A ex-ministra Damares Alves (Republicanos-DF), agora eleita para o Senado, disse na  reunião que era preciso prender governadores e prefeitos que determinaram medidas restritivas para combater o coronavírus. “A maior violação de direitos humanos da história do Brasil nos últimos trinta anos está acontecendo neste momento, mas nós estamos tomando providências. A pandemia vai passar, mas governadores e prefeitos responderão processos e nós vamos pedir inclusive a prisão de governadores e prefeitos”, afirmou.

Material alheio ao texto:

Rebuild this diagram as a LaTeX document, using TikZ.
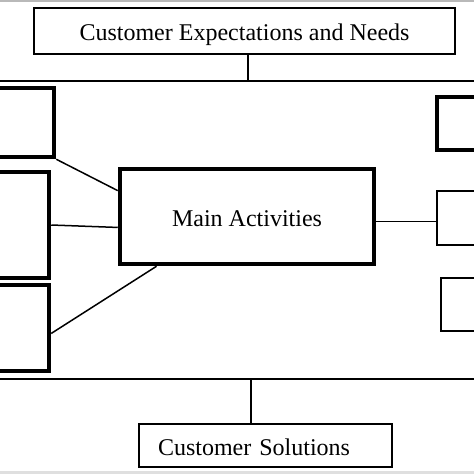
\documentclass[tikz,border=0pt]{standalone}
\usepackage{fontspec}
\setmainfont{Liberation Serif}
\usetikzlibrary{positioning,calc}

\begin{document}
\begin{tikzpicture}[x=1pt, y=-1pt, thin box/.style={rectangle, draw, line width=1.5pt, fill=white, font=\fontsize{24}{28}\selectfont, text height=19pt, text depth=0pt}, thick box/.style={rectangle, draw, line width=4.5pt, fill=white, font=\fontsize{24}{28}\selectfont, text height=19pt, text depth=0pt}, link/.style={line width=1.5pt}]
    \useasboundingbox (0,0) rectangle (474,474);
    \clip (0,0) rectangle (474,474);
    \fill[gray!55] (0,0) rectangle (474,2);
    \fill[gray!25] (0,471) rectangle (474,474);

    \node[rectangle, draw, line width=1.5pt, minimum width=494pt, minimum height=298pt] (frame) at (237,230) {};
    \node[thin box, minimum width=421pt, minimum height=46pt] (needs) at (244.5,31) {Customer Expectations and Needs};
    \node[thin box, text width=215pt, inner xsep=19pt, align=left, minimum height=43pt] (sol) at (265.5,445.5) {Customer Solutions};
    \node[thick box, minimum width=254pt, minimum height=95pt] (main) at (247,216.5) {Main Activities};

    \node[thick box, minimum width=74pt, minimum height=69pt] (left1) at (17,122.5) {};
    \node[thick box, minimum width=69pt, minimum height=106pt] (left2) at (14.5,225) {};
    \node[thick box, minimum width=69pt, minimum height=86pt] (left3) at (14.5,328) {};
    \node[thick box, minimum width=57pt, minimum height=53pt] (right1) at (465.5,123.5) {};
    \node[thin box, minimum width=57pt, minimum height=54pt] (right2) at (465.5,218) {};
    \node[thin box, minimum width=53pt, minimum height=53pt] (right3) at (467.5,304.5) {};

    \coordinate (needsout) at (248,54);
    \coordinate (solin) at (251,379);
    \draw[link] (needsout) -- (needsout |- frame.north);
    \draw[link] (solin) -- (solin |- sol.north);

    \draw[link] (left1.south east) -- ($(main.north west)!0.24!(main.south west)$);
    \draw[link] (left2.east) -- ($(main.north west)!0.61!(main.south west)$);
    \draw[link] ($(left3.north east)!0.56!(left3.south east)$) -- ($(main.south west)!0.15!(main.south east)$);
    \coordinate (mainout) at ($(main.north east)!0.55!(main.south east)$);
    \draw[link] (mainout) -- (mainout -| right2.west);
\end{tikzpicture}
\end{document}
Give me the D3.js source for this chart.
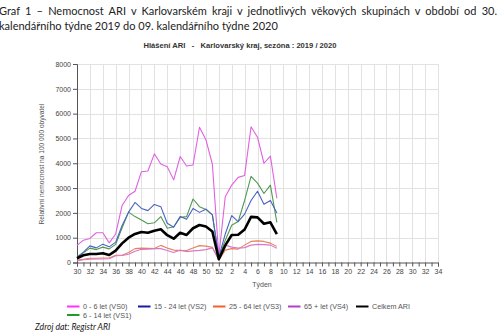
<!DOCTYPE html>
<html>
<head>
<meta charset="utf-8">
<script src="https://cdn.jsdelivr.net/npm/d3@7/dist/d3.min.js"></script>
<style>
  html, body { margin: 0; padding: 0; background: #fff; }
  svg { display: block; }
</style>
</head>
<body>
<svg id="chart" width="500" height="334"></svg>
<script>
// Week axis: calendar weeks 30/2019 .. 34/2020
const weeks = ["30","31","32","33","34","35","36","37","38","39","40","41","42","43","44","45","46","47","48","49","50","51","52",
  "1","2","3","4","5","6","7","8","9","10","11","12","13","14","15","16","17","18","19","20","21","22","23","24","25","26","27","28","29","30","31","32","33","34"];

const yTicks = [0, 1000, 2000, 3000, 4000, 5000, 6000, 7000, 8000];

// Relative morbidity per 100 000 inhabitants, weeks 30/2019 .. 9/2020
const vs0 = [690, 900, 970, 1200, 1200, 790, 1150, 2300, 2700, 2870, 3660, 3690, 4380, 3970, 3860, 3330, 4270, 3890, 3930, 5450, 4950, 3960, 250,
  2650, 3120, 3430, 3510, 5470, 5050, 4000, 4290, 2590];
const vs1 = [230, 390, 580, 520, 620, 550, 730, 1400, 2030, 1850, 1710, 1560, 1600, 1850, 1380, 1440, 1820, 1850, 2560, 2250, 2140, 1920, 200,
  900, 1500, 1650, 2500, 3470, 3200, 2780, 3120, 1620];
const vs2 = [200, 420, 670, 590, 740, 630, 820, 1490, 2030, 2420, 2180, 2090, 2340, 2250, 1580, 1420, 1850, 1740, 2180, 2020, 2150, 1920, 220,
  1150, 1890, 1650, 1950, 2500, 2870, 2350, 2500, 1990];
const vs3 = [100, 130, 170, 170, 180, 180, 290, 290, 400, 560, 580, 570, 560, 690, 580, 500, 480, 480, 580, 680, 660, 610, 100,
  500, 560, 540, 700, 850, 870, 850, 780, 650];
const vs4 = [60, 110, 130, 140, 140, 150, 270, 280, 330, 450, 530, 540, 560, 560, 480, 400, 500, 440, 470, 490, 520, 590, 110,
  700, 620, 580, 600, 700, 730, 720, 700, 570];
const celkem = [170, 290, 340, 340, 370, 300, 480, 770, 1000, 1150, 1230, 1200, 1280, 1340, 1100, 960, 1200, 1110, 1380, 1510, 1450, 1250, 130,
  690, 1110, 1120, 1330, 1840, 1820, 1560, 1620, 1140];

const seriesNames = ["0 - 6 let (VS0)", "6 - 14 let (VS1)", "15 - 24 let (VS2)", "25 - 64 let (VS3)", "65 + let (VS4)", "Celkem ARI"];

const series = [
  { name: seriesNames[0], values: vs0, color: "#e060e0", legend: "#ff33ff", width: 1.1 },
  { name: seriesNames[1], values: vs1, color: "#4f9a4f", legend: "#22992a", width: 1.1 },
  { name: seriesNames[2], values: vs2, color: "#4a62c0", legend: "#1a1aa0", width: 1.1 },
  { name: seriesNames[3], values: vs3, color: "#e8805e", legend: "#f06030", width: 1.1 },
  { name: seriesNames[4], values: vs4, color: "#d878c8", legend: "#b040c8", width: 1.1 },
  { name: seriesNames[5], values: celkem, color: "#000000", legend: "#000000", width: 2.6 }
];

const svg = d3.select("#chart");
const plotLeft = 77, plotRight = 438, plotTop = 64, plotBottom = 262.5;

const x = d3.scaleLinear().domain([0, weeks.length - 1]).range([plotLeft, plotRight]);
const y = d3.scaleLinear().domain([0, 8000]).range([plotBottom, plotTop]);

const titleFont = "Lato, 'Open Sans', sans-serif";
const axisFont = "'Liberation Sans', Arial, sans-serif";

// Title (justified first line)
const t1 = svg.append("text")
  .attr("x", -1).attr("y", 15)
  .attr("font-family", titleFont).attr("font-size", 11).attr("fill", "#222")
  .text("Graf 1 – Nemocnost ARI v Karlovarském kraji v jednotlivých věkových skupinách v období od 30.");
{
  const len = t1.node().getComputedTextLength();
  const spaces = t1.text().split(" ").length - 1;
  t1.attr("word-spacing", Math.max(0, (498 - len) / spaces));
}
svg.append("text")
  .attr("x", -1).attr("y", 30)
  .attr("font-family", titleFont).attr("font-size", 11).attr("fill", "#222")
  .text("kalendářního týdne 2019 do 09. kalendářního týdne 2020");

svg.append("text")
  .attr("x", 240).attr("y", 47.5).attr("text-anchor", "middle")
  .attr("font-family", axisFont).attr("font-size", 7.6).attr("font-weight", "bold").attr("fill", "#333")
  .attr("xml:space", "preserve")
  .text("Hlášení ARI   -   Karlovarský kraj, sezóna : 2019 / 2020");

// Grid
const grid = svg.append("g").attr("stroke", "#e2e2e2").attr("stroke-width", 1);
grid.selectAll("line.h").data(yTicks.filter(d => d > 0)).join("line")
  .attr("x1", plotLeft).attr("x2", plotRight)
  .attr("y1", d => Math.round(y(d)) + 0.5).attr("y2", d => Math.round(y(d)) + 0.5);
grid.selectAll("line.v").data(d3.range(2, weeks.length, 2)).join("line")
  .attr("x1", d => Math.round(x(d)) + 0.5).attr("x2", d => Math.round(x(d)) + 0.5)
  .attr("y1", plotTop).attr("y2", plotBottom);

// Axes
const yAxis = svg.append("g").attr("transform", `translate(${plotLeft},0)`)
  .call(d3.axisLeft(y).tickValues(yTicks).tickFormat(d3.format("d")).tickSize(4).tickPadding(2));
const xAxis = svg.append("g").attr("transform", `translate(0,${plotBottom})`)
  .call(d3.axisBottom(x).tickValues(d3.range(weeks.length)).tickSize(4).tickPadding(3)
    .tickFormat(i => i % 2 === 0 ? weeks[i] : ""));
[yAxis, xAxis].forEach(g => {
  g.select(".domain").attr("stroke", "#555");
  g.selectAll(".tick line").attr("stroke", "#555");
  g.selectAll("text").attr("font-family", axisFont).attr("font-size", 7).attr("fill", "#444");
});

svg.append("text")
  .attr("transform", "translate(44,164) rotate(-90)").attr("text-anchor", "middle")
  .attr("font-family", axisFont).attr("font-size", 6.6).attr("fill", "#555")
  .text("Relativní nemocnost na 100 000 obyvatel");

svg.append("text")
  .attr("x", 262).attr("y", 287).attr("text-anchor", "middle")
  .attr("font-family", axisFont).attr("font-size", 7).attr("fill", "#555")
  .text("Týden");

// Lines
const line = d3.line().x((d, i) => x(i)).y(d => y(d));
svg.append("g").selectAll("path").data(series).join("path")
  .attr("d", s => line(s.values))
  .attr("fill", "none")
  .attr("stroke", s => s.color)
  .attr("stroke-width", s => s.width)
  .attr("stroke-linejoin", "round");

// Legend
const legendItems = [
  { s: series[0], x: 67, y: 306.5 },
  { s: series[2], x: 138, y: 306.5 },
  { s: series[3], x: 213, y: 306.5 },
  { s: series[4], x: 288, y: 306.5 },
  { s: series[5], x: 356, y: 306.5 },
  { s: series[1], x: 67, y: 315 }
];
const lg = svg.append("g").selectAll("g").data(legendItems).join("g")
  .attr("transform", d => `translate(${d.x},${d.y})`);
lg.append("line").attr("x1", 0).attr("x2", 12.5).attr("y1", 0).attr("y2", 0)
  .attr("stroke", d => d.s.legend).attr("stroke-width", 2);
lg.append("text").attr("x", 16).attr("y", 2.6)
  .attr("font-family", axisFont).attr("font-size", 7.2).attr("fill", "#555")
  .text(d => d.s.name);

svg.append("text")
  .attr("x", 35).attr("y", 330)
  .attr("font-family", titleFont).attr("font-size", 8.6).attr("font-style", "italic").attr("fill", "#222")
  .text("Zdroj dat: Registr ARI");
</script>
</body>
</html>
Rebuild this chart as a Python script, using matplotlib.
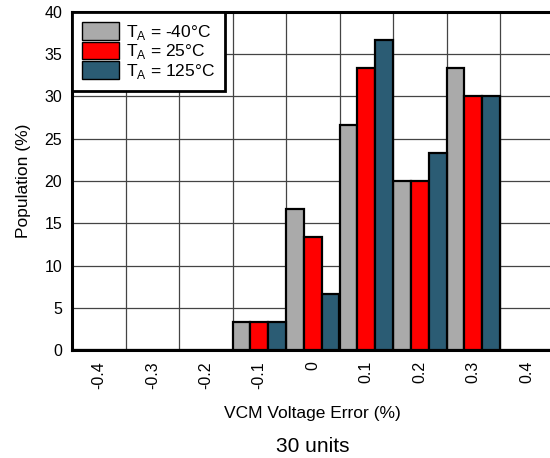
import numpy as np
import matplotlib
matplotlib.use("Agg")
import matplotlib.pyplot as plt

plt.rcParams['font.family'] = ['Liberation Sans', 'DejaVu Sans']

categories = ['-0.4', '-0.3', '-0.2', '-0.1', '0', '0.1', '0.2', '0.3', '0.4']
pop_m40 = [0, 0, 0, 3.33, 16.67, 26.67, 20.0, 33.33, 0]
pop_25 = [0, 0, 0, 3.33, 13.33, 33.33, 20.0, 30.0, 0]
pop_125 = [0, 0, 0, 3.33, 6.67, 36.67, 23.33, 30.0, 0]
labels = ['T$_\\mathregular{A}$ = -40°C', 'T$_\\mathregular{A}$ = 25°C', 'T$_\\mathregular{A}$ = 125°C']
colors = ['#AAAAAA', '#FF0000', '#2B5C74']

fig = plt.figure(figsize=(5.5, 4.58), dpi=100)
ax = fig.add_axes([72 / 550, 1 - 350 / 458, 481.5 / 550, 338 / 458])

x = np.arange(len(categories))
w = 1 / 3
for i, (vals, lab, c) in enumerate(zip([pop_m40, pop_25, pop_125], labels, colors)):
    ax.bar(x - 1 / 3 + i * w, vals, width=w, color=c, edgecolor='black',
           linewidth=1.6, label=lab, zorder=3)

ax.set_xlim(-0.5, len(categories) - 0.5)
ax.set_ylim(0, 40)
ax.set_yticks(range(0, 41, 5))
ax.set_xticks(x)
ax.set_xticklabels(categories, rotation=90)
ax.set_xticks(np.arange(-0.5, len(categories)), minor=True)
ax.tick_params(axis='both', which='both', length=0, labelsize=11.5, pad=7)
ax.tick_params(axis='x', pad=8)
ax.grid(True, which='minor', axis='x', color='#444444', linewidth=0.9, zorder=0)
ax.grid(True, which='major', axis='y', color='#444444', linewidth=0.9, zorder=0)

for s in ['left', 'bottom', 'top']:
    ax.spines[s].set_linewidth(2.2)
ax.spines['right'].set_visible(False)

ax.set_ylabel('Population (%)', fontsize=12.5, labelpad=10)
ax.set_xlabel('VCM Voltage Error (%)', fontsize=12.5, labelpad=12)
fig.text(313 / 550, 1 - 446 / 458, '30 units', ha='center', va='center', fontsize=15)

leg = ax.legend(loc='upper left', fontsize=12.5, frameon=True, fancybox=False,
                borderaxespad=0.0, handlelength=2.1, handleheight=1.15,
                handletextpad=0.4, labelspacing=0.0, borderpad=0.6)
leg.get_frame().set_edgecolor('black')
leg.get_frame().set_linewidth(2.0)
leg.get_frame().set_alpha(1)
for p in leg.get_patches():
    p.set_linewidth(1.0)

fig.savefig('out.png', dpi=100)
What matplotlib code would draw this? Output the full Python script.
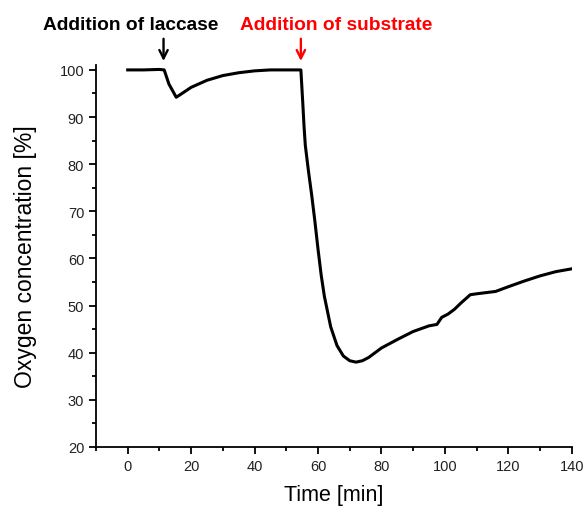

Ela, que também agiu para impedir que uma criança de 10 anos, vítima de estupro, abortasse, e acompanha sem espanto cortes e mais cortes do orçamento de seu ministério para ações para mulheres, agora que ser a presidente do Senado. O que a anima é o fato de ter superado o Centrão na eleição do Distrito Federal, ao derrotar, com folga, a também ex-ministra Flávia Arruda, que é do mesmo partido de Bolsonaro, o PL. Uma eventual vitória de Lula certamente bloquearia o caminho de Damares. Em um eventual segundo mandato de Bolsonaro, tudo será possível. O bolsonarismo, já se sabe, pede mais Damares e menos Centrão. Mas, como se sabe, as presidências das Casas envolvem o controle de bilhões do orçamento, que, ideologia à parte, continuará sendo a prioridade das lideranças do Parlamento, quem quer que seja o presidente.